▶ [WHAT IS REQUIRED] Copy out lines with the word "this" from the material that follows.
-- begin MATERIAL SHOWN --
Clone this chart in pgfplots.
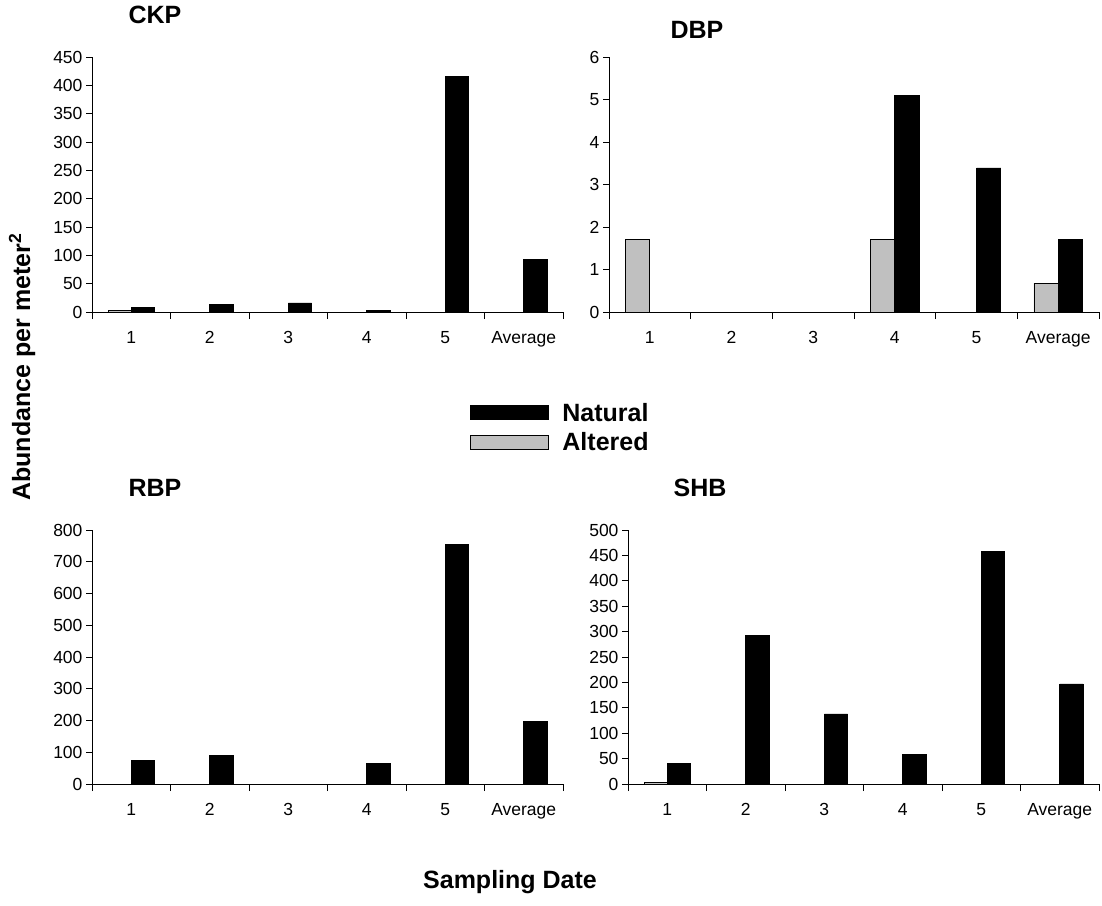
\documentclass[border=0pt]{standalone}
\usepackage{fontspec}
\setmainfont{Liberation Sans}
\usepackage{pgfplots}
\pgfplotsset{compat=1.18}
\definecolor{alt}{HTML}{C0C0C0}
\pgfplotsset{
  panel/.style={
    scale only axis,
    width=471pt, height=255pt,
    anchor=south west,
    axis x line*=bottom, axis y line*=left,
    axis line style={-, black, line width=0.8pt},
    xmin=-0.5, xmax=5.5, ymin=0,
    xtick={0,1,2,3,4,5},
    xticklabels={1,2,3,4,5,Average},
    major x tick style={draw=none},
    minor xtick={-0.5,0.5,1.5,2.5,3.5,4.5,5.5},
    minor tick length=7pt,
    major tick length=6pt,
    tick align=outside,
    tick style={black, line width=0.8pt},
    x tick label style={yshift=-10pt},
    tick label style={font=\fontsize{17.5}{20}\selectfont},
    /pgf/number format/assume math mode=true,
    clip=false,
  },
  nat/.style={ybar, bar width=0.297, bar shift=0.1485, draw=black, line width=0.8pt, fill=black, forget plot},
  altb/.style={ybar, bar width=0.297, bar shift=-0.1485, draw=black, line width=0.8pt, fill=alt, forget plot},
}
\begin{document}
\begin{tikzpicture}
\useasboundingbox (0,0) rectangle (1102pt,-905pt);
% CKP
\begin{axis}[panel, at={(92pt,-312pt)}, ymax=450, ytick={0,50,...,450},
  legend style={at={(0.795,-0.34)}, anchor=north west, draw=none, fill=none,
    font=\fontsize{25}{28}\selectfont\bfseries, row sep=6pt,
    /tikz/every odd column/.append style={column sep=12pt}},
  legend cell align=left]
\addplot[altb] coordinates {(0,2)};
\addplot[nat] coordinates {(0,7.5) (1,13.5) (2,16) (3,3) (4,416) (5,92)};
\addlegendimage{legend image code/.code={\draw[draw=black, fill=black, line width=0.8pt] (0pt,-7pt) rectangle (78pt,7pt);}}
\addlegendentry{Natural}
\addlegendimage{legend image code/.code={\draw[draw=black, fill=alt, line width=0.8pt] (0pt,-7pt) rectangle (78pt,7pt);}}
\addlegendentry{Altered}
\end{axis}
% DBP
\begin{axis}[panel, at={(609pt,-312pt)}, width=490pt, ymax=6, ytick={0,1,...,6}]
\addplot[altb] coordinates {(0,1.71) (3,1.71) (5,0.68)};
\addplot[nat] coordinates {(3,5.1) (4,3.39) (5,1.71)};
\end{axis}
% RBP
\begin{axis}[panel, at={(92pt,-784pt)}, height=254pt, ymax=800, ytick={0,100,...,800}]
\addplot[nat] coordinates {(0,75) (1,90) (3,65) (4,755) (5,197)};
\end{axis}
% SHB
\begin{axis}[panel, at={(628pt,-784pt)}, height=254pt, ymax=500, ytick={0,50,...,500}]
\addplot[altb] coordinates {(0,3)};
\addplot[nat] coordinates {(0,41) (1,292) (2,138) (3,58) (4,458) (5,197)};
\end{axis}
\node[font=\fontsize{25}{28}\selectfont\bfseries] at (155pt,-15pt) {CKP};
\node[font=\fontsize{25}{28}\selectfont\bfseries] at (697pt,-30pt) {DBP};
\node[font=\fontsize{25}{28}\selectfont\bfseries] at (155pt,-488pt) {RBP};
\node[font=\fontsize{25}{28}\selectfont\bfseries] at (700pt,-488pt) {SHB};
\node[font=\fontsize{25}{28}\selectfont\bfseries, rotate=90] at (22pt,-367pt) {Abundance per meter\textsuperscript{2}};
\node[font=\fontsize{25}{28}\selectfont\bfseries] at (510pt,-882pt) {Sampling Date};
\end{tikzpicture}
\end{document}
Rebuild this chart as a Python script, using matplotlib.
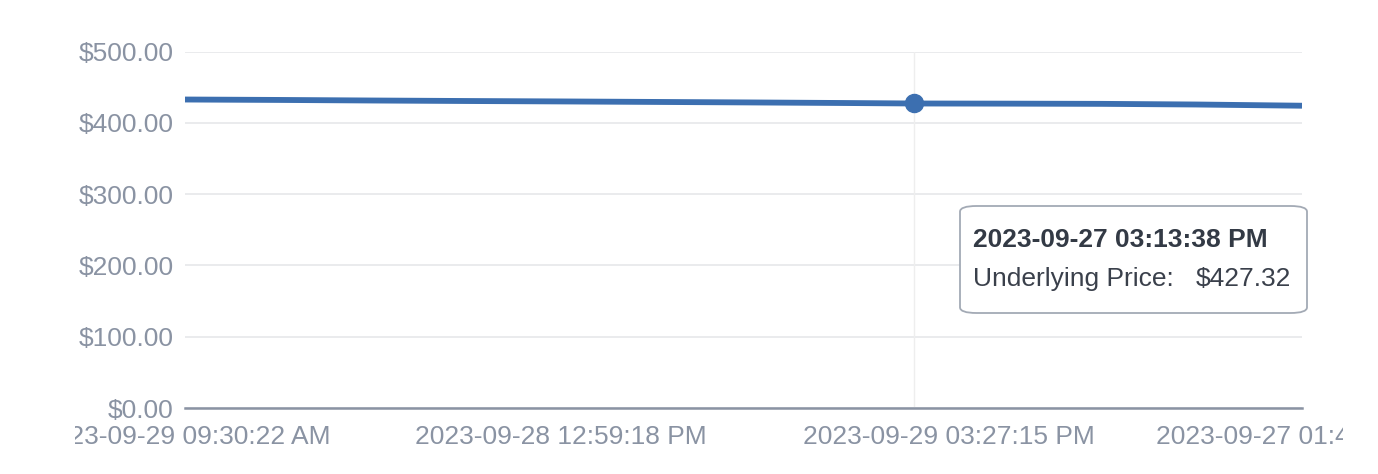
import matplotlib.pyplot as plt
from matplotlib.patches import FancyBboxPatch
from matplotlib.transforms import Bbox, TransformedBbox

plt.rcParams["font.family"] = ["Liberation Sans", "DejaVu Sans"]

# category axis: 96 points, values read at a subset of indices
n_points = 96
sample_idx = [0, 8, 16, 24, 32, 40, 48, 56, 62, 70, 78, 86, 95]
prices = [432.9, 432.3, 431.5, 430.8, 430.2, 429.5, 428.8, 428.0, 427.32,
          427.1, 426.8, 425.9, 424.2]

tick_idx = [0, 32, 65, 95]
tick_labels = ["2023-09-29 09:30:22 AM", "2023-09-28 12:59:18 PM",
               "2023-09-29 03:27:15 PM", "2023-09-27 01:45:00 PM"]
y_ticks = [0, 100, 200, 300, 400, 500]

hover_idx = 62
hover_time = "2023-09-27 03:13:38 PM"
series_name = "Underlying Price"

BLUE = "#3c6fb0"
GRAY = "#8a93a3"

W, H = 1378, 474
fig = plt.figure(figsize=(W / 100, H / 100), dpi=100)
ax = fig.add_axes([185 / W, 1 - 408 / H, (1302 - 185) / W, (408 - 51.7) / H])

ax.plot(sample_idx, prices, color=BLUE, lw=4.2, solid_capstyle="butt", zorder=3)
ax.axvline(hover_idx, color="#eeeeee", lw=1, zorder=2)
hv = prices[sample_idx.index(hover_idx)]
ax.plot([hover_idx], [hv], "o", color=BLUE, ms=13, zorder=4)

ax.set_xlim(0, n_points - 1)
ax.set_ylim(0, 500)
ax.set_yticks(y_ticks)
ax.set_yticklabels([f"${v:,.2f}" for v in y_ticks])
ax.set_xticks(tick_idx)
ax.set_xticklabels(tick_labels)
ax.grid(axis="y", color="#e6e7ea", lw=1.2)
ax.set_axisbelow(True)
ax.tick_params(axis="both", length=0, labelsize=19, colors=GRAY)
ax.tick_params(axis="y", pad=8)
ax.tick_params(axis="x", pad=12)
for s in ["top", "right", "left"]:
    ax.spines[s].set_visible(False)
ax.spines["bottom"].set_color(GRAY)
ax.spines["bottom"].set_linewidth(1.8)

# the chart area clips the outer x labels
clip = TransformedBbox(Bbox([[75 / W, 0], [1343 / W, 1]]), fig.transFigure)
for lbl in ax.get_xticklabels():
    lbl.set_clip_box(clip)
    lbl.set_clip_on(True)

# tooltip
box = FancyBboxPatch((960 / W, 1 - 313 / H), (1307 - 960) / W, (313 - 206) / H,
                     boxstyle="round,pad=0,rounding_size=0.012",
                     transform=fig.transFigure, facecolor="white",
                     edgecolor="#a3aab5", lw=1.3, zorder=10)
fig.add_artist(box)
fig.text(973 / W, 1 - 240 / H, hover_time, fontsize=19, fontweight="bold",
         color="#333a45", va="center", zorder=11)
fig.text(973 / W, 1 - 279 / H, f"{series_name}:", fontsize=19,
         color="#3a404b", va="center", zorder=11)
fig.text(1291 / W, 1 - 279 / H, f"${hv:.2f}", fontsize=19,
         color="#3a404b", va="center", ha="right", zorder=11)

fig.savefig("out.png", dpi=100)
-- end MATERIAL SHOWN --
▶ [EXERCISE RESPONSE]
Clone this chart in pgfplots.
Rebuild this chart as a Python script, using matplotlib.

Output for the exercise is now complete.